We have for sale, beautiful glass like these martini glasses.
My thinking was that people (men) would pick up trinkets for Valentines but I also baked cookies, wore a nice dress and looked at myself in a mirror today. Therefore it is with a massively sad face that I admit, we have sold, nothing. Nadda. Zilch. Zippo.
I get that the table is in a weird place (right beside a toilet and an exit so people aren't inclined to linger) but I'm now giving away delicious cookies as some sort of karma bribe to the universe. We have this spot booked for tomorrow, what the heck should I do? How can I improve revenue, in short, HELP.
Tuesday, 7 February 2012
The real problem is that names attached to products all too often have nothing to do with the design world, gone are the good old days when celebrities could stand beside a product and say 'This is lovely!' now they have to unconvincingly claim that they designed it. And it erks me. I was going to loudly complain about Jamie Oliver now, but a quick flick through his website shows lots of credit going to the real designers, there's no pretence, there's just some excitement about good design, hard to criticise.

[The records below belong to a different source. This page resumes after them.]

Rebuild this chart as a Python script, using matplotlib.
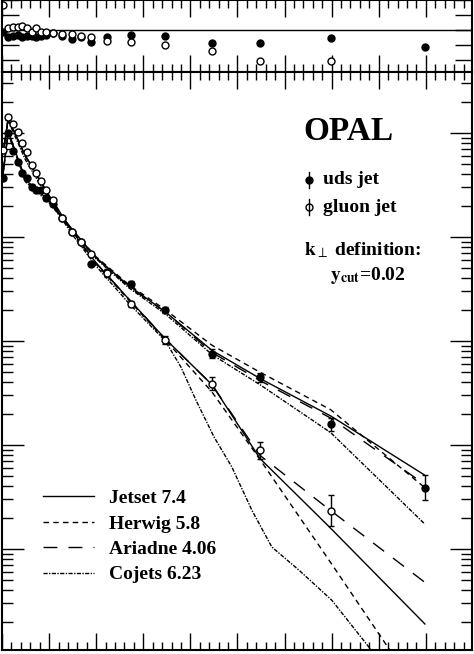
import numpy as np
import matplotlib
matplotlib.use("Agg")
import matplotlib.pyplot as plt
from matplotlib.ticker import MultipleLocator, LogLocator, NullFormatter

plt.rcParams['font.family'] = ['Liberation Serif', 'DejaVu Serif']
plt.rcParams['mathtext.fontset'] = 'stix'

# data x positions
x_uds = [0.02,0.13,0.23,0.34,0.42,0.53,0.63,0.72,0.82,0.93,1.08,1.27,1.48,1.67,1.88,2.22,2.73,3.47,4.46,5.48,6.98,8.98]
log_uds = [-0.43,0.0,-0.17,-0.28,-0.38,-0.43,-0.52,-0.55,-0.55,-0.62,-0.68,-0.82,-0.95,-1.05,-1.26,-1.34,-1.45,-1.70,-2.12,-2.35,-2.80,-3.41]
err_uds = [0.02]*15 + [0.03,0.03,0.03,0.04,0.04,0.06,0.12]
x_glu = x_uds[:21]
log_glu = [-0.16,0.15,0.09,0.01,-0.10,-0.18,-0.31,-0.38,-0.46,-0.55,-0.64,-0.82,-0.95,-1.05,-1.16,-1.35,-1.64,-1.99,-2.41,-3.05,-3.63]
err_glu = [0.02]*15 + [0.03,0.03,0.04,0.06,0.08,0.15]

# ratio panel
ratio_uds = [0.967,0.883,0.9,0.917,0.883,0.9,0.9,0.883,0.9,0.917,0.95,0.9,0.85,0.883,0.8,0.883,0.917,0.9,0.783,0.783,0.867,0.717]
ratio_glu = [1.417,1.033,1.05,1.05,1.067,1.033,0.967,1.033,0.967,0.967,0.95,0.933,0.933,0.9,0.883,0.817,0.8,0.75,0.65,0.483,0.483]

# model curves
x_mod = [0.02,0.13,0.5,1.0,1.5,2.0,2.7,3.47,4.46,5.48,6.98,8.98]
uds_models = {
    'Jetset 7.4':   [-0.40,0.02,-0.45,-0.65,-0.93,-1.20,-1.47,-1.72,-2.09,-2.36,-2.72,-3.29],
    'Herwig 5.8':   [-0.40,0.00,-0.46,-0.66,-0.94,-1.19,-1.46,-1.70,-2.04,-2.30,-2.66,-3.41],
    'Ariadne 4.06': [-0.40,0.01,-0.45,-0.66,-0.94,-1.20,-1.48,-1.72,-2.11,-2.38,-2.74,-3.38],
    'Cojets 6.23':  [-0.40,0.00,-0.47,-0.67,-0.95,-1.21,-1.49,-1.74,-2.13,-2.42,-2.88,-3.76],
}
glu_models = {
    'Jetset 7.4':   [-0.20,0.14,-0.22,-0.60,-0.95,-1.25,-1.60,-1.98,-2.42,-3.13,-3.80,-4.72],
    'Herwig 5.8':   [-0.20,0.14,-0.23,-0.61,-0.96,-1.26,-1.61,-1.99,-2.49,-3.14,-4.13,-5.47],
    'Ariadne 4.06': [-0.20,0.13,-0.22,-0.60,-0.95,-1.25,-1.60,-1.98,-2.42,-3.10,-3.63,-4.32],
}
x_cojets_glu = [0.02,0.13,0.5,1.0,1.5,2.0,2.7,3.47,3.8,4.12,4.5,4.88,5.31,5.73,6.3,7.0,7.84,8.3]
log_cojets_glu = [-0.20,0.12,-0.26,-0.64,-0.98,-1.28,-1.64,-2.00,-2.25,-2.57,-2.92,-3.21,-3.63,-3.98,-4.20,-4.49,-4.97,-5.3]
styles = {
    'Jetset 7.4': '-',
    'Herwig 5.8': (0, (4, 3)),
    'Ariadne 4.06': (0, (10, 8)),
    'Cojets 6.23': (0, (3, 1, 1, 1)),
}

W, H = 474, 654
fig = plt.figure(figsize=(W/100, H/100), dpi=100)
axt = fig.add_axes([2/W, 1-72/H, 1-4/W, 72/H])
axb = fig.add_axes([2/W, 4/H, 1-4/W, 578/H])

for ax in (axt, axb):
    ax.set_xlim(0.0, 9.98)
    ax.xaxis.set_major_locator(MultipleLocator(1))
    ax.xaxis.set_minor_locator(MultipleLocator(0.2))
    ax.tick_params(which='both', direction='in', top=True, right=True,
                   labelbottom=False, labelleft=False)
    ax.tick_params(which='major', length=12, width=1)
    ax.tick_params(which='minor', length=6, width=1)
    for s in ax.spines.values():
        s.set_linewidth(1.5)

# ratio panel
axt.set_ylim(0.3, 1.5)
axt.yaxis.set_major_locator(MultipleLocator(0.25))
axt.axhline(1.0, color='black', lw=1)
axt.plot(x_uds, ratio_uds, 'o', color='black', ms=5)
axt.plot(x_glu, ratio_glu, 'o', mfc='white', mec='black', ms=5)

# main panel
axb.set_yscale('log')
axb.set_ylim(10**-4.97, 10**0.587)
axb.yaxis.set_major_locator(LogLocator(base=10, numticks=10))
axb.yaxis.set_minor_locator(LogLocator(base=10, subs=np.arange(2, 10), numticks=10))
axb.yaxis.set_minor_formatter(NullFormatter())
axb.tick_params(axis='y', which='major', length=16)
axb.tick_params(axis='y', which='minor', length=8)

xm = np.array(x_mod)
for name, vals in uds_models.items():
    axb.plot(xm, 10**np.array(vals), color='black', lw=1, linestyle=styles[name])
for name, vals in glu_models.items():
    axb.plot(xm, 10**np.array(vals), color='black', lw=1, linestyle=styles[name], label=name)
axb.plot(x_cojets_glu, 10**np.array(log_cojets_glu), color='black', lw=1,
         linestyle=styles['Cojets 6.23'], label='Cojets 6.23')

lu = np.array(log_uds); eu = np.array(err_uds)
lg = np.array(log_glu); eg = np.array(err_glu)
axb.errorbar(x_uds, 10**lu, yerr=[10**lu - 10**(lu-eu), 10**(lu+eu) - 10**lu],
             fmt='o', color='black', ms=5, capsize=2, elinewidth=1, zorder=5)
axb.errorbar(x_glu, 10**lg, yerr=[10**lg - 10**(lg-eg), 10**(lg+eg) - 10**lg],
             fmt='o', mfc='white', mec='black', ecolor='black', ms=5, capsize=2,
             elinewidth=1, zorder=5)

# texts
fig.text(348/W, 1-132/H, 'OPAL', fontsize=24, fontweight='bold', ha='center', va='center')
fig.text(323/W, 1-180/H, 'uds jet', fontsize=14, fontweight='bold', va='center')
fig.text(323/W, 1-207/H, 'gluon jet', fontsize=14, fontweight='bold', va='center')
fig.text(304/W, 1-250/H, r'$\mathbf{k}_{\perp}$ definition:', fontsize=14, fontweight='bold', va='center')
fig.text(330/W, 1-276/H, r'$\mathbf{y}_{\mathbf{cut}}$=0.02', fontsize=14, fontweight='bold', va='center')
fig.lines.append(plt.Line2D([309/W], [1-180/H], marker='o', color='black', ms=5, transform=fig.transFigure))
fig.lines.append(plt.Line2D([309/W, 309/W], [1-172/H, 1-188/H], color='black', lw=1, transform=fig.transFigure))
fig.lines.append(plt.Line2D([309/W], [1-207/H], marker='o', mfc='white', mec='black', ms=5, transform=fig.transFigure))
fig.lines.append(plt.Line2D([309/W, 309/W], [1-199/H, 1-215/H], color='black', lw=1, transform=fig.transFigure))

leg = axb.legend(loc='lower left', bbox_to_anchor=(0.05, 0.085), frameon=False,
                 prop={'size': 14, 'weight': 'bold'}, handlelength=2.6, labelspacing=0.4)

fig.savefig('out.png', dpi=100)
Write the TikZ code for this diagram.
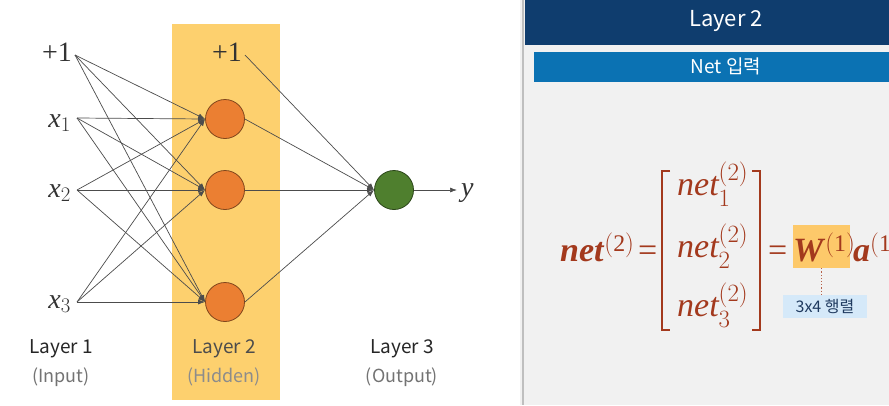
\documentclass[tikz,border=0pt]{standalone}
\usepackage{amsmath}
\usepackage{fontspec}
\setmainfont{Liberation Serif}
\newfontfamily\krfont{Noto Sans CJK KR}
\usetikzlibrary{arrows.meta,positioning}

\definecolor{layeryel}{HTML}{FDD06E}
\definecolor{hidorange}{HTML}{EB7F32}
\definecolor{outgreen}{HTML}{4F7F2E}
\definecolor{panelgrey}{HTML}{F1F1F1}
\definecolor{hdrblue}{HTML}{0F3D6E}
\definecolor{barblue}{HTML}{0B72B3}
\definecolor{eqred}{HTML}{A3391D}
\definecolor{wyel}{HTML}{FDC96A}
\definecolor{tagblue}{HTML}{D5E9F9}
\definecolor{tagtext}{HTML}{1F3A5F}

\begin{document}
\begin{tikzpicture}[x=1pt,y=-1pt,
  conn/.style={-{Latex[length=7pt,width=5pt]},draw=black!70,line width=0.7pt},
  neuron/.style={circle,draw=#1!55!black,fill=#1,minimum size=39pt,
                 inner sep=0pt,line width=0.8pt},
  inlab/.style={font=\fontsize{28}{30}\selectfont,inner sep=0pt,anchor=base east,
                text=black!80},
  laylab/.style={font=\krfont\fontsize{19}{22}\selectfont,text=black!85},
  sublab/.style={font=\krfont\fontsize{18}{22}\selectfont,text=black!55},
  eqn/.style={font=\fontsize{34}{40}\selectfont,text=eqred,inner sep=0pt,
              anchor=base west}]
\useasboundingbox (0,0) rectangle (889,405);
\fill[white] (0,0) rectangle (520,405);
\fill[layeryel] (172,24) rectangle (280,400);
% input layer
\node[inlab] (b1) at (72,61) {+1};
\node[inlab] (x1) at (71,127) {$\mathit{x}_1$};
\node[inlab] (x2) at (71,197) {$\mathit{x}_2$};
\node[inlab] (x3) at (71,308) {$\mathit{x}_3$};
\coordinate (i0) at (75,55);
\coordinate (i1) at (77,118);
\coordinate (i2) at (77,190);
\coordinate (i3) at (77,302);
% hidden and output layer
\node[neuron=hidorange] (h1) at (225,119) {};
\node[neuron=hidorange] (h2) at (225,190) {};
\node[neuron=hidorange] (h3) at (225,302) {};
\node[inlab] (b2) at (242,61) {+1};
\coordinate (hb) at (245,55);
\node[neuron=outgreen] (out) at (394,190) {};
\coordinate (yend) at (457,190);
\node[inlab,anchor=base west] (ylab) at (461,196) {$\mathit{y}$};
\foreach \i in {i0,i1,i2,i3}
  \foreach \h in {h1,h2,h3}
    \draw[conn] (\i) -- (\h.west);
\foreach \h in {hb,h1.east,h2.east,h3.east}
  \draw[conn] (\h) -- (out.west);
\draw[conn] (out.east) -- (yend);
% layer captions
\node[laylab] (l1) at (61,349) {Layer 1};
\node[sublab] (l1s) at (61,377) {(Input)};
\node[laylab,text=black!70] (l2) at (224,349) {Layer 2};
\node[sublab,text=black!45] (l2s) at (224,377) {(Hidden)};
\node[laylab] (l3) at (402,349) {Layer 3};
\node[sublab] (l3s) at (402,377) {(Output)};
% right panel
\fill[panelgrey] (520,0) rectangle (889,405);
\draw[black!25,line width=1.5pt] (523,0) -- (523,405);
\fill[hdrblue] (525,0) rectangle (889,45);
\node[font=\krfont\fontsize{22}{26}\selectfont,text=white] (hdr) at (726,21) {Layer 2};
\fill[barblue] (534,52) rectangle (889,82);
\node[font=\krfont\fontsize{19}{22}\selectfont,text=white] (sub) at (726,66) {Net 입력};
% equation
\node[eqn] (lhs) at (560,261) {\textbf{\textit{net}}$^{\mathrm{(2)}}$};
\node[eqn] (eqa) at (638,261) {=};
\node[eqn] (n1) at (677,195) {$\mathit{net}^{(2)}_1$};
\node[eqn] (n2) at (677,257) {$\mathit{net}^{(2)}_2$};
\node[eqn] (n3) at (677,316) {$\mathit{net}^{(2)}_3$};
\draw[eqred,line width=1.6pt] (670,171) -| (662,330) -- (670,330);
\draw[eqred,line width=1.6pt] (752,171) -| (760,330) -- (752,330);
\node[eqn] (eqb) at (768,261) {=};
\node[fill=wyel,minimum width=57pt,minimum height=43pt,inner sep=0pt] (wbox) at (821.5,246.5) {};
\node[eqn] (wsym) at (793,261) {\textbf{\textit{W}}$^{\mathrm{(1)}}$};
\node[eqn] (asym) at (853,261) {\textbf{\textit{a}}$^{\mathrm{(1)}}$};
\node[fill=tagblue,minimum width=84pt,minimum height=23pt,inner sep=0pt,
      font=\krfont\fontsize{16}{18}\selectfont,text=tagtext] (dimlab) at (825,306.5) {3x4 행렬};
\draw[dotted,draw=eqred!80,line width=1.2pt] (wbox.south) -- (wbox.south |- dimlab.north);
\end{tikzpicture}
\end{document}
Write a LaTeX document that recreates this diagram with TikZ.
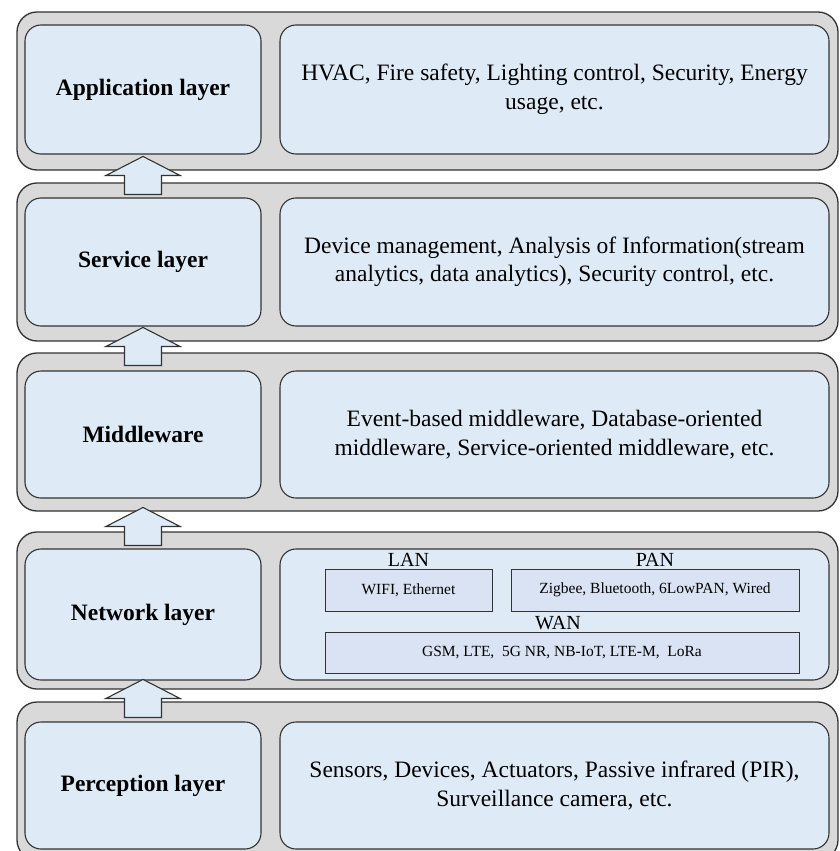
\documentclass[tikz,border=0pt]{standalone}
\usepackage{fontspec}
\setmainfont{Liberation Serif}
\usetikzlibrary{calc}
\definecolor{bandgray}{HTML}{D9D9D9}
\definecolor{boxblue}{HTML}{DEEBF7}
\definecolor{subblue}{HTML}{DAE3F3}
\definecolor{edgegray}{HTML}{333333}

\begin{document}
\begin{tikzpicture}[x=1pt, y=-1pt,
  band/.style={draw=edgegray, fill=bandgray, line width=1.3pt, rounded corners=20pt,
    minimum width=821pt, minimum height=158pt, inner sep=0pt},
  titlebox/.style={draw=edgegray, fill=boxblue, line width=1.1pt, rounded corners=16pt,
    minimum width=236pt, minimum height=129pt, inner sep=0pt, align=center,
    font=\fontsize{23.5}{28}\selectfont\bfseries},
  descbox/.style={draw=edgegray, fill=boxblue, line width=1.1pt, rounded corners=16pt,
    minimum width=549pt, minimum height=129pt, inner sep=0pt, align=center,
    font=\fontsize{23.5}{28.5}\selectfont},
  subbox/.style={draw=edgegray, fill=subblue, line width=1pt, minimum height=42pt,
    inner sep=0pt, font=\fontsize{15.5}{18}\selectfont},
  netlabel/.style={anchor=base, inner sep=0pt, font=\fontsize{20}{24}\selectfont},
  blockarrow/.style={draw=edgegray, fill=boxblue, line width=1.1pt, line join=miter}
]
\path[use as bounding box, clip] (0,0) rectangle (840,851);

% layer bands
\node[band] (b1) at (427.5,91) {};
\node[band] (b2) at (427.5,262) {};
\node[band] (b3) at (427.5,432) {};
\node[band, minimum height=157pt] (b4) at (427.5,610.5) {};
\node[band] (b5) at (427.5,781) {};

% layer names
\node[titlebox] (app) at (143,89.5) {Application layer};
\node[titlebox, minimum height=128pt] (svc) at (143,262) {Service layer};
\node[titlebox, minimum height=127pt] (mid) at (143,434.5) {Middleware};
\node[titlebox, minimum height=131pt] (net) at (143,614.5) {Network layer};
\node[titlebox, minimum height=127pt] (per) at (143,785.5) {Perception layer};

% layer contents
\node[descbox] (appd) at (554.5,89.5)
  {HVAC, Fire safety, Lighting control, Security, Energy\\usage, etc.};
\node[descbox, minimum height=128pt] (svcd) at (554.5,262)
  {Device management, Analysis of Information(stream\\analytics, data analytics), Security control, etc.};
\node[descbox, minimum height=127pt] (midd) at (554.5,434.5)
  {Event-based middleware, Database-oriented\\middleware, Service-oriented middleware, etc.};
\node[descbox, minimum height=131pt] (netd) at (554.5,614.5) {};
\node[descbox, minimum height=127pt] (perd) at (554.5,785.5)
  {Sensors, Devices, Actuators, Passive infrared (PIR),\\Surveillance camera, etc.};

% network technologies
\node[subbox, minimum width=167pt] (lan) at (408.5,590) {WIFI, Ethernet};
\node[subbox, minimum width=288pt] (pan) at (655,590) {Zigbee, Bluetooth, 6LowPAN, Wired};
\node[subbox, minimum width=474pt, minimum height=41pt] (wan) at (562,652.5)
  {GSM, LTE,\ \ 5G NR, NB-IoT, LTE-M,\ \ LoRa};
\node[netlabel] (lanl) at ($(lan.north)+(0,-2)$) {LAN};
\node[netlabel] (panl) at ($(pan.north)+(0,-2)$) {PAN};
\node[netlabel] (wanl) at ($(wan.north)+(-4,-2)$) {WAN};

% upward block arrows between layers
\foreach \lower/\upper/\gap in {svc/app/41, mid/svc/43, net/mid/41, per/net/42}{
  \coordinate (tip-\lower) at ($(\lower.north)+(0,-\gap)$);
  \draw[blockarrow] (tip-\lower) -- ++(37,19) -- ++(-18.5,0) -- ++(0,19)
    -- ++(-37,0) -- ++(0,-19) -- ++(-18.5,0) -- cycle;
}
\end{tikzpicture}
\end{document}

A lot harder to criticise than what Wedgwood, Royal Daulton and Waterford Crystal practice, their collections are now filled with fashion house names, designed to draw a customer who wants to surround themselves with famous names. I understand that fashion influences design, I just don't want to wake up one morning in a house designed by someone who really makes shoes.
I broke my favourite mug the other day, it's a very simple white mug from M & S with sprigged flowers and fruit, it's horrifically twee, but I'm really struggling to find a replacement I actually like. Part of me worries it's because I can't get beyond the endorsed and fashionable thing which makes me sad. And thirsty, since I have nothing to drink out of.